Educause Security Discussion mailing list archives

Re: Faculty Acceptance of Security Awareness Education?


From: Ozzie Paez <ozpaez () SPRYNET COM>
Date: Tue, 1 Dec 2009 09:47:51 -0700

I spoke to the president of one of the leading companies doing
security/phishing testing for banks and other industries, along with some
folks with the FBI.  The answer to your question is that no one really
knows.  Most organizations in the private and many within the public sector
who get phished do not report it; ditto for social engineering and other
attacks.  The issue is more complex than simple statistical response rates.
A good attack scenario will test different populations, from those with
experience, to novices and across organizational domains.  In addition, the
tests need to be on-going in reflecting new phishing styles and trends, so
that you learn the level of susceptibility as conditions change.  Finally,
you need to know what is meant by a successful phishing attack, i.e. some
companies identify that as a user taking any action in response to the
e-mail, while others only count those who go on to actually click on the
link.  I have opened many e-mails that did not seem like phishing going in,
until I saw the entire message.  Then I closed and deleted it.  So, in one
case my actions would have counted me as a victim, while the other would not
have.  With all of the above in mind, the phishing numbers that I have herd,
where the user actually follows through the link are between 3% and 7%, with
7% being well on the high side.

Anyway, the reality is that once the attacks are generally successful within
an important target population, the difference between 5% and 15% is almost
meaningless.  The hackers will not need to exploit everyone who responds.
They only need a few key accounts and they are off to the races.  That is
why it is so critical to define what you need to protect, who your most
critical population is and what are the likely impacts, before implementing
a solution.  Then it comes down to reducing exposure, monitoring and, most
importantly, staying up to date with the evolving scams.  So, in this
context, products that promise a solution generally are only a potential
part of the solution.

Ozzie Paez
SSE/SAIC
303-332-5363

-----Original Message-----
From: The EDUCAUSE Security Constituent Group Listserv
[mailto:SECURITY () LISTSERV EDUCAUSE EDU] On Behalf Of Steve Romig
Sent: Tuesday, December 01, 2009 8:47 AM
To: SECURITY () LISTSERV EDUCAUSE EDU
Subject: Re: [SECURITY] Faculty Acceptance of Security Awareness Education?
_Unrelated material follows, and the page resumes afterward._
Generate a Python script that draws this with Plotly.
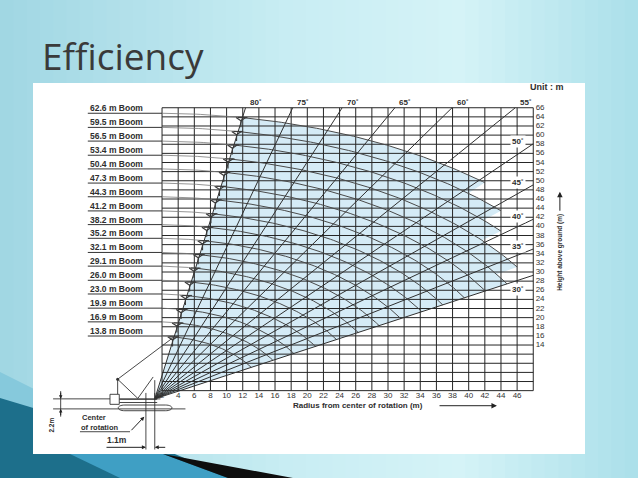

On Nov 30, 2009, at 12:07 PM, Matthew Wollenweber wrote:
I'm friends with the phishme guys and the metrics they have are 25%
of people fall for unsophisticated attacks and 75% fall for
sophisticated attacks.

If that's true, then wow.

Does anyone know of any actual studies about response rates to
phishing attacks and effectiveness of training (or for social
engineering attacks in general)?  I've got a friend in the consulting
business who does phishing attacks for the banking industry, and he
claims a 7% pre-training response rate for semi-sophisticated attacks
(some effort made to make the phish look credible - attaching names of
actual bank execs, use the bank's name in the email, no spelling/
grammar mistakes, etc.)

7% is a far cry from even 25%, let alone 75%.  I've heard other
numbers from other people, and I don't have any grounds to disbelieve
any of them (and they could all be true in their own contexts, anyway).